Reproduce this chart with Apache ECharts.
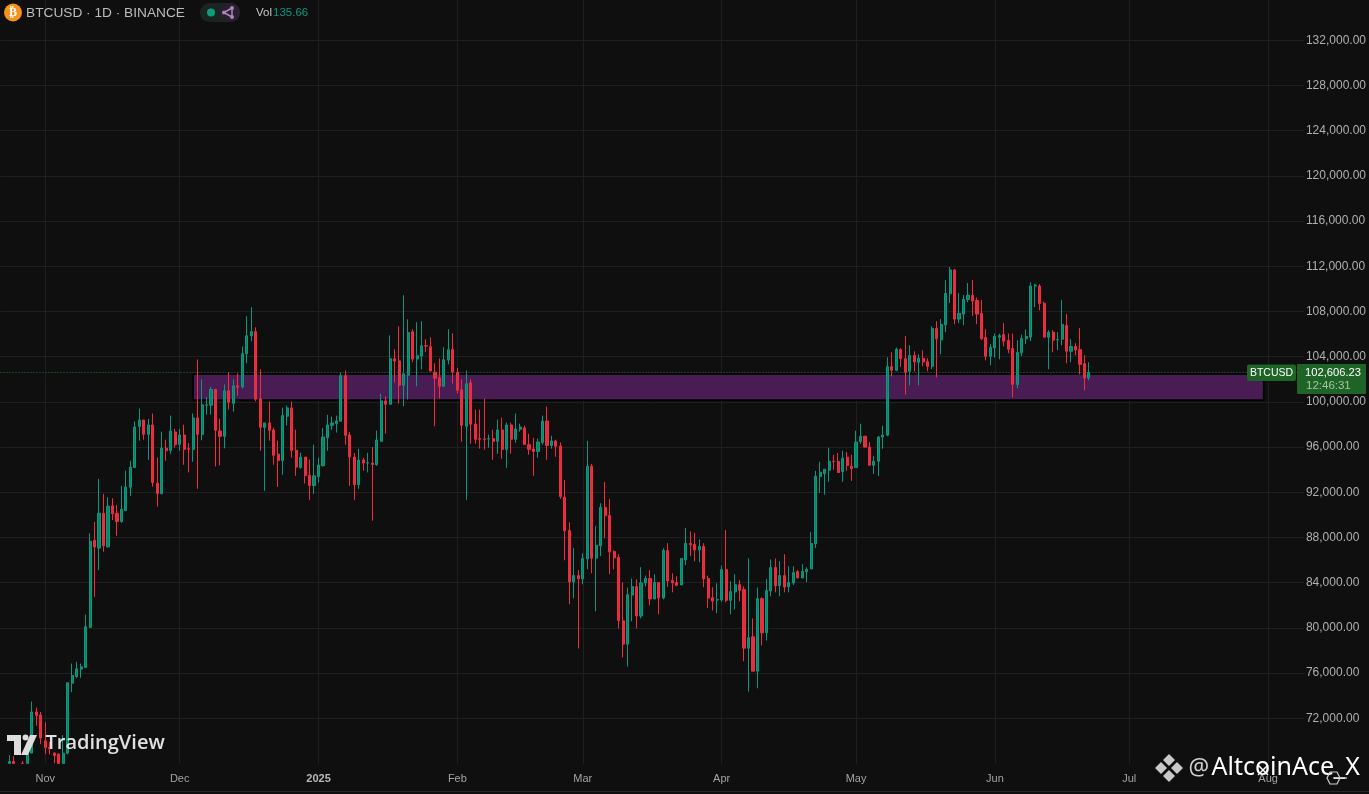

----

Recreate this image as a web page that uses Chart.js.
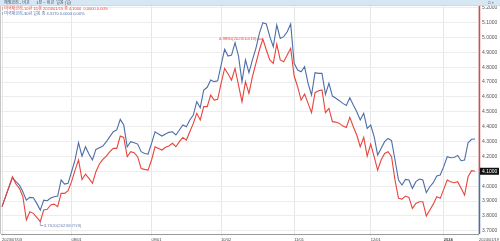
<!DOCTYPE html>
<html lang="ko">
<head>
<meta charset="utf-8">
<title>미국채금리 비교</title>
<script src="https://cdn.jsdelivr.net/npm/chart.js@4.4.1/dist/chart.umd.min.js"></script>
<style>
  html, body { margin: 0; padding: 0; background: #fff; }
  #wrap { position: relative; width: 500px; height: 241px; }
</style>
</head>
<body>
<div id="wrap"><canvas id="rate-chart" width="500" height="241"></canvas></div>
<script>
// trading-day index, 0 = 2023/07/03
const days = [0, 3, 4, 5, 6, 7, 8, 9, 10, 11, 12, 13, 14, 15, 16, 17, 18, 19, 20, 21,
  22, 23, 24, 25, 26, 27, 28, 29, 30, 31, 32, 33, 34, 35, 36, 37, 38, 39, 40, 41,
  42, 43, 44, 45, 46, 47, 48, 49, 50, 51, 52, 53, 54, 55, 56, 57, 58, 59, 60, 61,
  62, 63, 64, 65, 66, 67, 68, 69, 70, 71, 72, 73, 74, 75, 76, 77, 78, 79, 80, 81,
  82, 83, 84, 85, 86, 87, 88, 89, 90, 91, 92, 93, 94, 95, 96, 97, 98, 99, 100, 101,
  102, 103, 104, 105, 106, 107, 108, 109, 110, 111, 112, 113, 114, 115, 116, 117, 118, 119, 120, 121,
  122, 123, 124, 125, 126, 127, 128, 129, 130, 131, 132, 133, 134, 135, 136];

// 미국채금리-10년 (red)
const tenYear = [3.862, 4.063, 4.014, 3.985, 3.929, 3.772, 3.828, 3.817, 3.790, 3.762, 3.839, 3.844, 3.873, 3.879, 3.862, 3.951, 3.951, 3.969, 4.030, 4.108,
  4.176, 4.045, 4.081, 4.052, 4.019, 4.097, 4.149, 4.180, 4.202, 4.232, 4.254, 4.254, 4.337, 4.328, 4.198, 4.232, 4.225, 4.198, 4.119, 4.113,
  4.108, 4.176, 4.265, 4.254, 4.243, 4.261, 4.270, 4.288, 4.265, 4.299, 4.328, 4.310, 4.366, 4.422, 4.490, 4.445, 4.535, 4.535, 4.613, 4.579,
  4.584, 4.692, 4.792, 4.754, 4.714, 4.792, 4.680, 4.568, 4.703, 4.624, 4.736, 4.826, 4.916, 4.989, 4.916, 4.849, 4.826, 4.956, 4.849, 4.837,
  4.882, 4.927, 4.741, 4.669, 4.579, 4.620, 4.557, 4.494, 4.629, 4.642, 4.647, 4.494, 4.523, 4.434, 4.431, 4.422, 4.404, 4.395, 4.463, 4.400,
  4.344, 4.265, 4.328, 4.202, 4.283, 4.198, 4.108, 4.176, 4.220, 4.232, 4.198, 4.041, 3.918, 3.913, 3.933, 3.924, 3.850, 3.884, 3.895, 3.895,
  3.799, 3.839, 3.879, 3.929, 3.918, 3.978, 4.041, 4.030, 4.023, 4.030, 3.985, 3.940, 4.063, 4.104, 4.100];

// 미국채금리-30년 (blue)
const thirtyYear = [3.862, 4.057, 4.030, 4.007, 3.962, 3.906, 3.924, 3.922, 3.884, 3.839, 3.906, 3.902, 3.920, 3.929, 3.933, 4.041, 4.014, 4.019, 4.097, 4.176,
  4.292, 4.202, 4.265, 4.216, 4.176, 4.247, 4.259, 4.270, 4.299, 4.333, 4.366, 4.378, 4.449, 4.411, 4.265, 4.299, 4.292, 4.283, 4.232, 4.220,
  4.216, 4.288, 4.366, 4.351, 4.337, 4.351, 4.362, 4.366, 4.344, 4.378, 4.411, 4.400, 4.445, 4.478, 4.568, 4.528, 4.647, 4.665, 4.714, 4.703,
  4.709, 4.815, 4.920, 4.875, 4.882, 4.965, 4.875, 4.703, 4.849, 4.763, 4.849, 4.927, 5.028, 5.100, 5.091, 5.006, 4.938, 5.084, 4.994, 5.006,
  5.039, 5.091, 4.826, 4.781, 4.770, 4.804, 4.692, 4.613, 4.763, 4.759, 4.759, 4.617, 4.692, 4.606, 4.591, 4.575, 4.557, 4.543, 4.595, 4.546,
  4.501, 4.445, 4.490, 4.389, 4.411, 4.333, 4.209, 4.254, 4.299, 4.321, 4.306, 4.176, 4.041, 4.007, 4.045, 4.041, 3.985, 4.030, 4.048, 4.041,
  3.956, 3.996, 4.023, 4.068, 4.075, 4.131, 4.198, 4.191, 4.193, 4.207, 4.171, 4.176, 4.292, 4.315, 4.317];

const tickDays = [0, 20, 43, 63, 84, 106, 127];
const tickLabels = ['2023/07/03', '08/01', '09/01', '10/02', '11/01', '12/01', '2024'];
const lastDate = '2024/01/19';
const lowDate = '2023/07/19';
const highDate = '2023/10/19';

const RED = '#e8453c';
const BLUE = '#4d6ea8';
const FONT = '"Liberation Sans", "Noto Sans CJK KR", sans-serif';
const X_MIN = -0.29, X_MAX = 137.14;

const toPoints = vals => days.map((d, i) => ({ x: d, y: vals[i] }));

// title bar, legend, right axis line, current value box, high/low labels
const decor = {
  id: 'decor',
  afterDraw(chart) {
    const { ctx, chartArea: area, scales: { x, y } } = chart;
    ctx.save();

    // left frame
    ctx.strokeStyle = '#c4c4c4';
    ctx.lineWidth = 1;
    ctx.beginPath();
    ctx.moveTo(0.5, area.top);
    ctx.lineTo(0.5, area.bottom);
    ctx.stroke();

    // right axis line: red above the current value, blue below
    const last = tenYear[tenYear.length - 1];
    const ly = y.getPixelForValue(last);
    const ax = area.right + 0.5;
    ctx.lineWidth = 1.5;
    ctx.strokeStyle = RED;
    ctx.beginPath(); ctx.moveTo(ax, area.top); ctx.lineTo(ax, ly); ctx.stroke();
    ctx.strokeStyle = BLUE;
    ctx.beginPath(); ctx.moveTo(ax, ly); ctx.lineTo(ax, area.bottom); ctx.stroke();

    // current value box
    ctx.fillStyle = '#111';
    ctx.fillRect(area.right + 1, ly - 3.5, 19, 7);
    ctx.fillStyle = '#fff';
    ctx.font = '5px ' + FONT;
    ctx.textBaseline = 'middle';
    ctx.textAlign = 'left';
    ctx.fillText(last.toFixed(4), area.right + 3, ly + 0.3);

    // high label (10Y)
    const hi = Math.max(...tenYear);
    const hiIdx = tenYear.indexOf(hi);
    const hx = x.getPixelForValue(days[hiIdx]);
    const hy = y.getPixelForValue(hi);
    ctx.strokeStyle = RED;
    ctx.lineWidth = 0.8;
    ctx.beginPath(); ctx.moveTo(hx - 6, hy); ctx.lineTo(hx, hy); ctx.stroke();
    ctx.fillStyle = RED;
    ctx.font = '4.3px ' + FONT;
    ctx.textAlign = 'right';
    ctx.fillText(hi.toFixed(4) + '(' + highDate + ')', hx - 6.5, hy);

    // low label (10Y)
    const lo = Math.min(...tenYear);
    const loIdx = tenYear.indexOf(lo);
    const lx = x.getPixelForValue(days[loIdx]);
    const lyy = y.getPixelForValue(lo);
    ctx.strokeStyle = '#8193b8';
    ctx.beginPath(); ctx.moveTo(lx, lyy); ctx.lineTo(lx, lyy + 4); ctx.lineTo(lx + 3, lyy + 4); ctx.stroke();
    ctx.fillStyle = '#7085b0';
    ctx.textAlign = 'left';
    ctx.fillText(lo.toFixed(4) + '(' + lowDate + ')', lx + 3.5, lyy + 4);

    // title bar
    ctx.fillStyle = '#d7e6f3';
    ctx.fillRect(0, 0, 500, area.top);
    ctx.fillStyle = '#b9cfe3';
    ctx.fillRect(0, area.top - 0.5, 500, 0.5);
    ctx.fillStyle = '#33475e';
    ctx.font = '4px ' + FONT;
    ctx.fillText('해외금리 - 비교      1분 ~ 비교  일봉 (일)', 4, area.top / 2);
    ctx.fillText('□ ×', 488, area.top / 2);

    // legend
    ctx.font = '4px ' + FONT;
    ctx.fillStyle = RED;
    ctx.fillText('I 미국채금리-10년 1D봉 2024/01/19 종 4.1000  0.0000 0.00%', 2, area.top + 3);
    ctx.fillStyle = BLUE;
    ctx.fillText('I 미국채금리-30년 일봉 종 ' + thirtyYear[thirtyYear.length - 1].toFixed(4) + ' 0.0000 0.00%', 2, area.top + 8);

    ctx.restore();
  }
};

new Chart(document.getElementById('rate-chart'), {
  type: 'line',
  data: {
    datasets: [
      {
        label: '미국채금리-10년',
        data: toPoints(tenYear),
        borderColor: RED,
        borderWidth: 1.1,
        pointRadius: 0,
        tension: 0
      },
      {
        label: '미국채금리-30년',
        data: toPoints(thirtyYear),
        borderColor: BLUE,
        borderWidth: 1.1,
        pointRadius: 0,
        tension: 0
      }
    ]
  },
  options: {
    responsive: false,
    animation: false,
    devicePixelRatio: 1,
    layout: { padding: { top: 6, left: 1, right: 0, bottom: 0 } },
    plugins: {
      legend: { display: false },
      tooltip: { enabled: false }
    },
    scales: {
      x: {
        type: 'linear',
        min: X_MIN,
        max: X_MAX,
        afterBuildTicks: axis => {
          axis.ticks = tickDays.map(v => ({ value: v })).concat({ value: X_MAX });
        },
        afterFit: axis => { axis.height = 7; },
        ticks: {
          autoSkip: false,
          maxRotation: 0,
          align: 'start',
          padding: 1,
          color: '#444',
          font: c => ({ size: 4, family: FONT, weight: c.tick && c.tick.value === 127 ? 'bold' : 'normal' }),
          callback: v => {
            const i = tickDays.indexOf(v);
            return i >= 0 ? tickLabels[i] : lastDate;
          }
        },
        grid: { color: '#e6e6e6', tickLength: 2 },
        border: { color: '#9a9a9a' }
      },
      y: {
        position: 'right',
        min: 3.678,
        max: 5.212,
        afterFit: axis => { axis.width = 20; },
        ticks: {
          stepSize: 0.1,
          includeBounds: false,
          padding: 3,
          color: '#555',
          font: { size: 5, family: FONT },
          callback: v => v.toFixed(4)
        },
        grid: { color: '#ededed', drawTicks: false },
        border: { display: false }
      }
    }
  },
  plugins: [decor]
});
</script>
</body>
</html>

----

What the task requires
Find each line holding the string "this" and copy it out.

Output
Reproduce this chart with Apache ECharts.
Recreate this image as a web page that uses Chart.js.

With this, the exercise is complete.